Notice and Timing of Claims
An important aspect of the court's reasoning involved the timing and notice of claims regarding the account receivable. The court found that the Defendant had received notice of the assignment of the account receivable from ARM to Citizens prior to any claims accruing against it. Specifically, Manni's role as president of both ARM and the Defendant meant that he had actual knowledge of the security interest, which could be imputed to the Defendant. This notice was critical because it established that the Defendant could not later claim a right of set-off based on the promissory note after being informed of Citizens' interest in the account receivable.
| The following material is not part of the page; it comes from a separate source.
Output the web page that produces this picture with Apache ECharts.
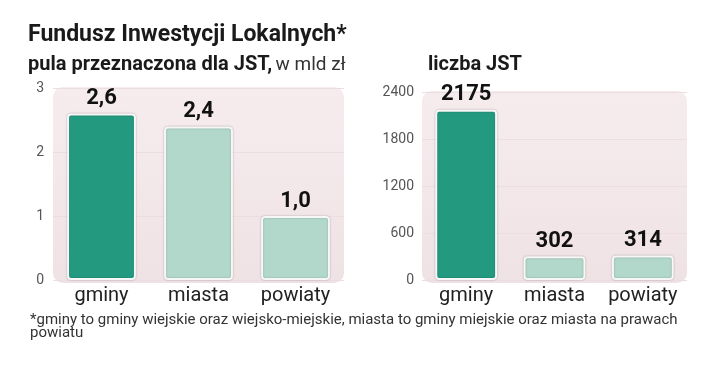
<!DOCTYPE html>
<html>
<head>
<meta charset="utf-8">
<script src="https://cdn.jsdelivr.net/npm/echarts@6/dist/echarts.min.js"></script>
<style>
  html, body { margin: 0; padding: 0; background: #fff; }
  #chart { width: 720px; height: 376px; }
</style>
</head>
<body>
<div id="chart"></div>
<script>
	// dane
	var categories = ['gminy', 'miasta', 'powiaty'];
	var pulaValues = [2.6, 2.4, 1.0];      // mld zł
	var liczbaValues = [2175, 302, 314];   // liczba JST
	var pulaTicks = [0, 1, 2, 3];
	var liczbaTicks = [0, 600, 1200, 1800, 2400];

	var darkColor = '#239a80';
	var lightColor = '#b2d8cb';
	var font = 'Roboto';

	function barData(values){
		var out = [];
		for (var i = 0; i < values.length; i++) {
			out.push({
				value: values[i],
				itemStyle: { color: i == 0 ? darkColor : lightColor }
			});
		}
		return out;
	}

	var plotBg = {
		type: 'linear', x: 0, y: 0, x2: 0, y2: 1,
		colorStops: [{ offset: 0, color: '#f6ecee' }, { offset: 1, color: '#efe2e5' }]
	};

	var myEchart = echarts.init(document.getElementById('chart'));
	var option = {
		animation: false,
		textStyle: { fontFamily: font },
		graphic: [
			{ type: 'rect', left: 53, top: 87, z: -10,
			  shape: { width: 291, height: 196, r: 10 }, style: { fill: plotBg } },
			{ type: 'rect', left: 422, top: 91, z: -10,
			  shape: { width: 265, height: 192, r: 10 }, style: { fill: plotBg } },
			{ type: 'text', left: 28, top: 24,
			  style: { text: 'Fundusz Inwestycji Lokalnych*', fill: '#1a1a1a',
			           font: 'bold 23px ' + font } },
			{ type: 'text', left: 28, top: 55,
			  style: { text: '{b|pula przeznaczona dla JST,} {n|w mld zł}',
			           rich: {
			           	b: { fill: '#1a1a1a', font: 'bold 20px ' + font },
			           	n: { fill: '#333', font: '19px ' + font }
			           } } },
			{ type: 'text', left: 428, top: 55,
			  style: { text: 'liczba JST', fill: '#1a1a1a', font: 'bold 20px ' + font } },
			{ type: 'text', left: 30, top: 313,
			  style: { text: '*gminy to gminy wiejskie oraz wiejsko-miejskie, miasta to gminy miejskie oraz miasta na prawach\npowiatu',
			           fill: '#333', font: '15px ' + font, lineHeight: 13 } }
		],
		grid: [
			{ left: 53, width: 291, top: 88, height: 192 },
			{ left: 422, width: 265, top: 92, height: 188 }
		],
		xAxis: [
			{ type: 'category', gridIndex: 0, data: categories,
			  axisLine: { show: false }, axisTick: { show: false },
			  axisLabel: { color: '#222', fontSize: 20, margin: 6, interval: 0 } },
			{ type: 'category', gridIndex: 1, data: categories,
			  axisLine: { show: false }, axisTick: { show: false },
			  axisLabel: { color: '#222', fontSize: 20, margin: 6, interval: 0 } }
		],
		yAxis: [
			{ type: 'value', gridIndex: 0, min: pulaTicks[0], max: pulaTicks[pulaTicks.length - 1], interval: 1,
			  axisLine: { show: false }, axisTick: { show: false },
			  axisLabel: { color: '#555', fontSize: 14, margin: 9 },
			  splitLine: { lineStyle: { color: '#ecdde0', width: 1 } } },
			{ type: 'value', gridIndex: 1, min: liczbaTicks[0], max: liczbaTicks[liczbaTicks.length - 1], interval: 600,
			  axisLine: { show: false }, axisTick: { show: false },
			  axisLabel: { color: '#555', fontSize: 14, margin: 8,
			               formatter: function(v){ return String(v); } },
			  splitLine: { lineStyle: { color: '#ecdde0', width: 1 } } }
		],
		series: [
			{
				name: 'pula', type: 'bar', xAxisIndex: 0, yAxisIndex: 0,
				barWidth: '71%',
				data: barData(pulaValues),
				itemStyle: { borderColor: '#f7f7f7', borderWidth: 2, borderRadius: 3,
				             shadowColor: 'rgba(0,0,0,0.25)', shadowBlur: 2 },
				label: { show: true, position: 'top', distance: 4, color: '#111',
				         fontSize: 22, fontWeight: 'bold',
				         formatter: function(p){ return p.value.toFixed(1).replace('.', ','); } }
			},
			{
				name: 'liczba', type: 'bar', xAxisIndex: 1, yAxisIndex: 1,
				barWidth: '70%',
				data: barData(liczbaValues),
				itemStyle: { borderColor: '#f7f7f7', borderWidth: 2, borderRadius: 3,
				             shadowColor: 'rgba(0,0,0,0.25)', shadowBlur: 2 },
				label: { show: true, position: 'top', distance: 4, color: '#111',
				         fontSize: 22, fontWeight: 'bold' }
			}
		]
	};
	myEchart.setOption(option);
</script>
</body>
</html>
Therefore, the court ruled that the Defendant's claims did not arise until after they were aware of the assignment, which further invalidated their argument for a set-off.
Conclusion on Ownership and Claims
Ultimately, the court concluded that Richmond Ready-Mix, Inc. owned the account receivable of $113,237.67 free and clear of any claims associated with the Defendant's promissory notes. The court's reasoning was firmly rooted in the principles of secured transactions as outlined in the U.C.C., which favored the rights of the perfected secured creditor, Citizens, over those of the Defendant. The Defendant's failure to establish a valid claim against the account receivable, coupled with the lack of standing to challenge Manni's personal note, led the court to rule unequivocally in favor of the Plaintiff. This decision underscored the importance of proper security interests and notice in commercial transactions, reinforcing the protection afforded to purchasers of accounts receivable.